La deuxième phase, toujours en cours, est celle de la restauration proprement dite. Après avoir réalisé une étude exhaustive, page par page, pour évaluer l’ampleur des dégâts et identifier les interventions nécessaires. Chaque registre a été traité individuellement, et chaque page a été nettoyée délicatement à la main. Le nettoyage est une tâche méticuleuse, car il faut éliminer la poussière, les résidus de scotch et les taches sans endommager davantage le papier. La restauration des registres présente des défis techniques uniques. Pour les profanes, la consolidation des pages les plus endommagées nécessite l’utilisation de « papiers japonais » extrêmement fins, qui est appliqué sur les déchirures pour renforcer les zones fragiles. Parmi les problèmes rencontrés lors de cette restauration demeure les longs délais de livraison de certains matériaux indispensables, tels que justement ledit papier japonais précédemment cité. Ce papier, unique en son genre est utilisé par les spécialistes en restauration est un outil indispensable pour consolider les pages les plus fragiles, est un produit rare qui doit être importé de l’étranger avec des délais d’attente qui ont parfois ralenti le processus de restauration, ajoutant une dimension supplémentaire aux défis logistiques déjà présents dans ce projet de grande envergure. L’élimination des traces de scotch est une autre étape complexe. Les résidus collants doivent être dissous à l’aide de solvants spécialisés, sans abîmer l’encre ou le papier. De plus, les trous laissés par les termites doivent être comblés de manière à préserver la lisibilité du texte.
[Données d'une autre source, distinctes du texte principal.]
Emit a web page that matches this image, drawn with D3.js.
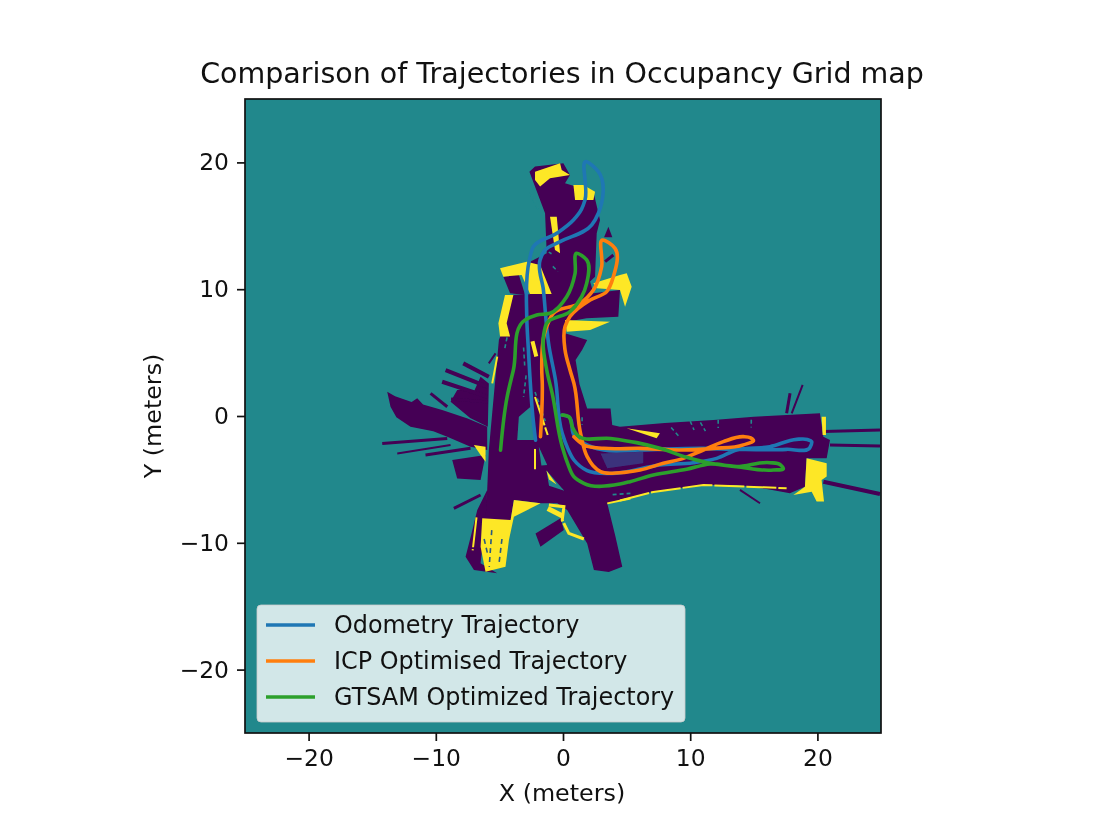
<!DOCTYPE html>
<html><head><meta charset="utf-8">
<script src="https://cdnjs.cloudflare.com/ajax/libs/d3/7.8.5/d3.min.js"></script>
<style>html,body{margin:0;background:#fff}svg{display:block;filter:blur(.45px)}text{font-family:"DejaVu Sans";fill:#111}</style>
</head><body><div id="c"></div>
<script>
const titleText="Comparison of Trajectories in Occupancy Grid map";
const xLabel="X (meters)", yLabel="Y (meters)";
const tickValues=[-20,-10,0,10,20];
const seriesNames=["Odometry Trajectory","ICP Optimised Trajectory","GTSAM Optimized Trajectory"];
const seriesColors=["#1f77b4","#ff7f0e","#2ca02c"];
const odometry=[[-2.16,-1.9],[-2.37,-.06],[-2.6,3.1],[-2.72,5.21],[-2.85,7.84],[-2.64,12.31],[-2.33,13.36],[-.49,14.41],[.82,15.46],[1.45,16.3],[1.73,17.04],[1.86,20.06],[2.78,19.27],[2.78,15.99],[2.26,15.07],[-.23,13.75],[-1.41,13.09],[-1.8,12.31],[-1.54,9.94],[-1.1,5.5],[-.59,2.84],[-.06,-1.37],[.35,-2.5],[.86,-3.47],[1.9,-4.31],[3.74,-4.53],[7.62,-3.86],[10.25,-3.68],[12.08,-3.34],[13.65,-2.68],[16.27,-2.42],[18.37,-1.84],[19.2,-1.85],[19.55,-2.02],[19.42,-2.47],[17.58,-2.63],[13.65,-2.63],[11.03,-2.55],[6.05,-2.68],[3.21,-2.69],[1.64,-2.16],[.86,-1.5],[.46,-.06],[-.06,.08]];
const icp=[[-1.77,-1.63],[-1.63,2.57],[-1.67,3.63],[-1.28,7.05],[-.76,8.1],[1.34,8.89],[2.39,9.94],[3.04,11.78],[3.12,13.88],[4.09,13.22],[3.96,10.99],[3.44,9.81],[2.13,9.15],[.55,7.84],[.16,7.05],[.16,5.21],[.55,3.63],[.86,2.57],[1.38,-1.37],[1.9,-3.21],[2.35,-3.9],[2.95,-4.39],[4.48,-4.47],[6.05,-4.26],[7.89,-3.73],[9.46,-3.34],[11.03,-2.68],[12.6,-2.02],[14.18,-1.63],[14.75,-1.72],[14.96,-1.89],[14.18,-2.28],[11.82,-2.55],[9.2,-2.68],[6.05,-2.55],[3.21,-2.55],[1.64,-2.29],[.86,-1.63]];
const gtsam=[[-4.91,-2.69],[-4.39,1.52],[-3.9,3.63],[-2.98,7.57],[-2.07,7.97],[-1.02,8.1],[.29,9.41],[.95,11.25],[1.08,12.83],[1.86,12.31],[1.86,10.46],[1.47,9.41],[.55,8.23],[-1.28,7.31],[-1.54,6.26],[-1.28,3.63],[-.85,1.78],[-.06,-2.42],[.35,-3.7],[.86,-4.79],[1.64,-5.31],[4.48,-5.36],[5.27,-5.18],[7.1,-4.65],[9.72,-4.2],[11.56,-3.78],[13.65,-3.99],[16.27,-3.68],[17.1,-3.85],[17.32,-4.13],[16.53,-4.26],[13.65,-3.99],[11.56,-3.73],[9.72,-3.26],[7.62,-2.55],[5.79,-2.1],[3.74,-1.77],[1.12,-1.5],[.73,-.84],[.46,-.06],[-.06,.08]];
const occupiedAreas=[
[[-2.64,19.27],[-2.2,19.67],[.03,19.93],[.55,19.01],[.16,18.35],[2.39,17.69],[2.91,15.46],[2.65,14.41],[2.52,10.99],[2.13,10.6],[2.39,9.68],[4.48,9.94],[4.35,7.83],[1.86,7.7],[.29,7.44],[.16,6.52],[1.9,5.99],[1.5,5.2],[.99,4.41],[1.3,2.5],[1.9,.6],[3.74,.6],[3.87,-.71],[4.48,-.84],[8,-.55],[11.82,-.31],[15,-.05],[20.2,.21],[20.47,-1.63],[20.99,-1.89],[20.73,-3.34],[19.15,-3.34],[19.02,-5.57],[17.84,-6.1],[16,-5.75],[13.65,-5.44],[11.03,-5.44],[7.1,-5.96],[4.48,-6.62],[3.48,-6.89],[4.1,-9.4],[4.66,-11.88],[3.6,-12.3],[2.43,-12.15],[1.9,-10.05],[.33,-7.42],[-.45,-6.89],[-1.76,-6.89],[-3.86,-6.63],[-4.12,-8.21],[-5.17,-8.47],[-6.22,-8.21],[-5.96,-5.84],[-5.83,-2.69],[-5.04,5.99],[-4.56,7.31],[-4.16,9.55],[-2.59,9.6],[-2.59,12.17],[-1.28,12.83],[-1.41,15.99]],
[[-13.82,1.92],[-13.2,1.55],[-11.9,1.1],[-11.46,1.4],[-11,.9],[-9.5,.47],[-7.5,-.2],[-5.96,-.84],[-5.96,-2.69],[-7.27,-2.42],[-9.1,-1.63],[-10.2,-1.2],[-11.99,-.84],[-13.1,-.1],[-13.56,.73]],
[[-8.84,1.13],[-8.32,2.05],[-7.6,2.1],[-7.01,1.92],[-6.48,3.1],[-5.83,2.57],[-5.91,-.84],[-7.3,-.15]],
[[-8.71,-3.47],[-6.09,-3.08],[-6.48,-5.05],[-8.32,-4.92]],
[[-7.66,-11.1],[-7.2,-9.3],[-6.74,-7.42],[-5.96,-5.84],[-6.09,-8.21],[-6.48,-11.62],[-5.17,-12.41],[-7,-12.15]],
[[-2.16,-9.26],[-.19,-8.07],[.07,-8.99],[-1.77,-10.31]],
[[-4.69,10.99],[-3.51,11.25],[-2.98,9.55],[-4.16,9.68]],
[[3.23,14.09],[3.57,14.93],[3.88,14.09]]
];
const occupiedRays=[
[[-9.23,3.62],[-5.96,2.31],4],[[-7.84,4.15],[-5.83,3.1],4],[[-9.5,2.7],[-5.96,1.52],4],[[-10.41,1.78],[-9.1,.73],3],[[-8.8,1.35],[-5.9,1.1],3],
[[-14.21,-2.16],[-9.1,-1.77],3],[[-13.03,-2.95],[-8.84,-2.29],2],[[-10.81,-3.08],[-7.27,-2.55],3],[[-8.58,-7.29],[-6.48,-6.23],3],[[-5.3,4.94],[-5.83,4.15],2],
[[20.47,-1.23],[24.92,-1.1],3],[[20.99,-2.28],[24.92,-2.36],3],[[20.47,-5.18],[24.92,-6.15],4],[[17.58,.21],[17.85,1.79],3],[[17.98,.21],[18.84,2.45],2],[[13.91,-5.83],[15.49,-6.88],2],[[3.31,12.17],[3.96,12.7],3]
];
const freeAreas=[
[[-3.47,-.06],[-2.55,.73],[-2.16,-1.37],[-2.29,-1.9],[-3.6,-1.9]],
[[-1.9,-2.42],[-1.24,-3.87],[-1.7,-3.9]],
[[-1.3,-4.3],[.1,-5.9],[-1.1,-5.5]]
];
const freeSpecks=[
[[-3.1,5.4],[-3,3.8]],[[-2.9,3.2],[-3.1,1.5]],[[-2.2,1.9],[-1.4,-.4]],[[-4.4,6.2],[-4.6,5.2]],
[[10,-.4],[10.3,-1.1]],[[10.8,-.5],[11.2,-1.2]],[[12.2,-.3],[12.2,-.95]],[[8.5,-.9],[9.2,-1.7]],[[14.8,-.3],[14.8,-.9]],
[[-2.6,17.6],[-1.9,16.2]],[[-1.6,13.2],[-.9,12.8]],[[-.8,11.8],[-.4,11.4]],[[3.9,-6.2],[5.3,-6.1]],[[1.5,-.1],[1.5,-.7]]
];
const unknownAreas=[
[[-2.2,19.27],[-.23,19.93],[-.1,19.4],[.55,19.01],[-1.02,18.75],[-1.8,18.09],[-2.2,18.61]],
[[.82,18.22],[1.6,18.22],[2.52,17.69],[2.39,17.04],[.95,17.04]],
[[-1.02,15.72],[-.49,15.72],[-.23,12.83],[-.63,13.09]],
[[-4.95,11.65],[-2.85,12.17],[-1.8,11.91],[-.89,9.62],[-2.59,9.62],[-3.25,11.12],[-4.69,10.99]],
[[-4.56,9.55],[-3.9,9.55],[-4.43,7.31],[-4.16,6.26],[-4.95,6.26],[-5.08,7.31]],
[[2.39,10.46],[4.48,11.12],[5.01,11.25],[5.4,10.2],[4.88,8.62],[4.48,9.94],[2.65,10.07]],
[[.16,7.57],[3.7,7.44],[2.13,6.78],[.29,6.65]],
[[-6.35,-8.07],[-4.12,-8.21],[-3.86,-6.63],[-1.76,-6.89],[-3.86,-7.94],[-4.25,-9.78],[-4.52,-11.89],[-6.09,-12.28],[-6.48,-10.31]],
[[19.15,-3.34],[20.73,-3.73],[20.73,-4.78],[20.33,-5.05],[20.52,-6.75],[19.94,-6.75],[19.55,-5.97],[18.11,-6.23],[19.02,-5.57]],
[[20.33,-.05],[20.67,-.05],[20.67,-1.5],[20.41,-1.5]],
[[5,-.97],[7.62,-1.36],[7.36,-1.76]],
[[-7.01,-2.29],[-6.09,-2.42],[-6.09,-3.6],[-6.48,-3.08]],
[[-1.3,-4.3],[-.5,-5.4],[-1.1,-5.0]]
];
const unknownEdges=[
[[4.48,-6.67],[7.1,-5.99],[11.03,-5.44],[14.44,-5.57],[17.58,-5.7],[2]],
[[-1.11,-7.02],[.07,-7.15],[-.06,-8.21],[.46,-9.26],[1.64,-9.7],[3]],
[[3.48,-6.89],[5.3,-6.5],[2]],
[[-5.17,4.68],[-5.56,2.57],[2]],
[[-2.4,5.9],[-2.1,4.7],[4]],
[[-2.2,-2.6],[-2.2,-4.2],[2]],
[[-2.2,1.5],[-1.2,-1.5],[2]],
[[-6.8,-8],[-7.1,-10.6],[2]],
[[-1.2,-7.3],[0,-7.9],[5]]
];
const yellowHoles=[
[[-5.6,-9],[-5.8,-11.9]],[[-4.8,-9.7],[-5.05,-11.8]],[[-6.2,-9.7],[-5.9,-11]]
];
const speckleArea=[[2.95,-2.95],[6.31,-2.81],[6.31,-3.73],[3.48,-4.13]];
const W=1099,H=823,L=245,R=881,T=99,B=733;
const svg=d3.select("#c").append("svg").attr("width",W).attr("height",H);
const x=d3.scaleLinear().domain([-25,25]).range([L,R]);
const y=d3.scaleLinear().domain([-25,25]).range([B,T]);
const defs=svg.append("defs");
defs.append("clipPath").attr("id","ax").append("rect").attr("x",L).attr("y",T).attr("width",R-L).attr("height",B-T);
defs.append("filter").attr("id","soft").append("feGaussianBlur").attr("stdDeviation",0.5);
const poly=d3.line().x(d=>x(d[0])).y(d=>y(d[1]));
const purple="#440154",teal="#21888c",yellow="#fde725";
const plot=svg.append("g").attr("clip-path","url(#ax)");
plot.append("rect").attr("x",x(-25)).attr("y",y(25)).attr("width",x(25)-x(-25)).attr("height",y(-25)-y(25)).attr("fill",teal);
const map=plot.append("g").attr("filter","url(#soft)");
map.selectAll(".o").data(occupiedAreas).join("path").attr("d",d=>poly(d)+"Z").attr("fill",purple);
map.selectAll(".r").data(occupiedRays).join("line").attr("x1",d=>x(d[0][0])).attr("y1",d=>y(d[0][1])).attr("x2",d=>x(d[1][0])).attr("y2",d=>y(d[1][1])).attr("stroke",purple).attr("stroke-width",d=>d[2]);
map.selectAll(".f").data(freeAreas).join("path").attr("d",d=>poly(d)+"Z").attr("fill",teal);
map.selectAll(".s").data(freeSpecks).join("path").attr("d",d=>poly(d)).attr("stroke",teal).attr("stroke-width",1.6).attr("stroke-dasharray","4 3").attr("fill","none");
map.selectAll(".u").data(unknownAreas).join("path").attr("d",d=>poly(d)+"Z").attr("fill",yellow);
map.selectAll(".e").data(unknownEdges).join("path").attr("d",d=>poly(d.slice(0,-1))).attr("fill","none").attr("stroke",yellow).attr("stroke-width",d=>d[d.length-1][0]).attr("stroke-dasharray","30 2");
map.selectAll(".h").data(yellowHoles).join("path").attr("d",d=>poly(d)).attr("stroke","#2a5a80").attr("stroke-width",1.6).attr("stroke-dasharray","5 4").attr("fill","none");
map.append("path").attr("d",poly(speckleArea)+"Z").attr("fill","#3a3f85").attr("opacity",.8);
const traj=d3.line().x(d=>x(d[0])).y(d=>y(d[1])).curve(d3.curveCatmullRom.alpha(1));
[odometry,icp,gtsam].forEach((s,i)=>plot.append("path").attr("d",traj(s)).attr("fill","none").attr("stroke",seriesColors[i]).attr("stroke-width",3.6).attr("stroke-linejoin","round").attr("stroke-linecap","round"));
const ax=svg.append("g");
const bx=ax.append("g").attr("transform",`translate(0,${B})`).call(d3.axisBottom(x).tickValues(tickValues).tickSize(8).tickPadding(8).tickFormat(d3.format("d")));
const ly=ax.append("g").attr("transform",`translate(${L},0)`).call(d3.axisLeft(y).tickValues(tickValues).tickSize(8).tickPadding(8).tickFormat(d3.format("d")));
[bx,ly].forEach(g=>{g.selectAll("path").remove();g.attr("font-family","DejaVu Sans").attr("font-size",23.4);g.selectAll("line").attr("stroke","#111").attr("stroke-width",1.7)});
svg.append("rect").attr("x",L).attr("y",T).attr("width",R-L).attr("height",B-T).attr("fill","none").attr("stroke","#111").attr("stroke-width",1.7);
const leg=svg.append("g");
leg.append("rect").attr("x",257).attr("y",605).attr("width",428).attr("height",117).attr("rx",4).attr("fill","#fff").attr("fill-opacity",.8).attr("stroke","#ccc").attr("stroke-opacity",.8);
seriesNames.forEach((n,i)=>{const yy=625+36*i;
 leg.append("line").attr("x1",266).attr("x2",315).attr("y1",yy).attr("y2",yy).attr("stroke",seriesColors[i]).attr("stroke-width",3.6);
 leg.append("text").attr("x",334).attr("y",yy+8).attr("font-size",23.9).text(n);});
svg.append("text").attr("x",562).attr("y",83).attr("text-anchor","middle").attr("font-size",28.5).text(titleText);
svg.append("text").attr("x",562).attr("y",801).attr("text-anchor","middle").attr("font-size",23.8).text(xLabel);
svg.append("text").attr("transform",`translate(161,416) rotate(-90)`).attr("text-anchor","middle").attr("font-size",23.8).text(yLabel);
</script></body></html>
Un autre défi majeur fut de garantir la durabilité de ces registres après la restauration. Il ne suffit pas de restaurer les documents ; il faut aussi s’assurer qu’ils soient conservés dans des conditions optimales à l’avenir. Cela implique la mise en place d’un système de contrôle de l’humidité et de la température, ainsi qu’une protection contre les nuisibles, afin de prévenir de futures dégradations.

Un patrimoine sauvé, mais à quel prix ?

La restauration de ces journaux officiels a été un travail d’une minutie extrême, mais constitue également d’un projet coûteux et chronophage. Les matériaux spécialisés, le temps consacré par les restaurateurs, et la nécessité d’une attention méticuleuse à chaque page rendent cette entreprise particulièrement exigeante. Pour autant, l’enjeu en vaut la peine. Chaque page restaurée représente un fragment de l’histoire de Djibouti qui est sauvé de l’oubli.

Ce projet de restauration des journaux officiels de la République de Djibouti est bien plus qu’un simple travail de réparation de documents endommagés. C’est un acte de préservation de la mémoire collective d’une nation, d’un effort réalisé par notre génération pour transmettre aux générations futures, l’œuvre ou les actions de ceux qui nous précédé, les actes réglementaires, les lois, les décrets et les événements qui ont façonné l’histoire de la République de Djibouti pour qu’ils vivent à jamais dans notre mémoire et dans l’esprit et la mémoire de ceux qui nous suivrons. Chaque page sauvée est un hommage à l’histoire de notre pays, un hommage aux travail de ceux qui ont précédé et un présent à ceux qui sont avec nous aujourd’hui ainsi qu’à tous ceux qui nous succéderons. Chaque page sauvée nous rappelle ce que nous aurions pu perdre, nous rappelle ce que nous n’aurions jamais pu lire ou ne jamais entendre parler et nous rappelle à notre devoir de mémoire pour nous et pour les générations futures   Elle nous rappelle l’importance qui nous incombe de protéger notre patrimoine archivistique.

Ce vaste projet et chantier nous rappelle que les archives ne sont pas de simples papiers jaunis, que les Archives sont le reflet de notre passé, le fondement de notre présent et le guide de notre avenir. Pour paraphraser le chef de l’Etat, les archives sont le témoin de notre histoire.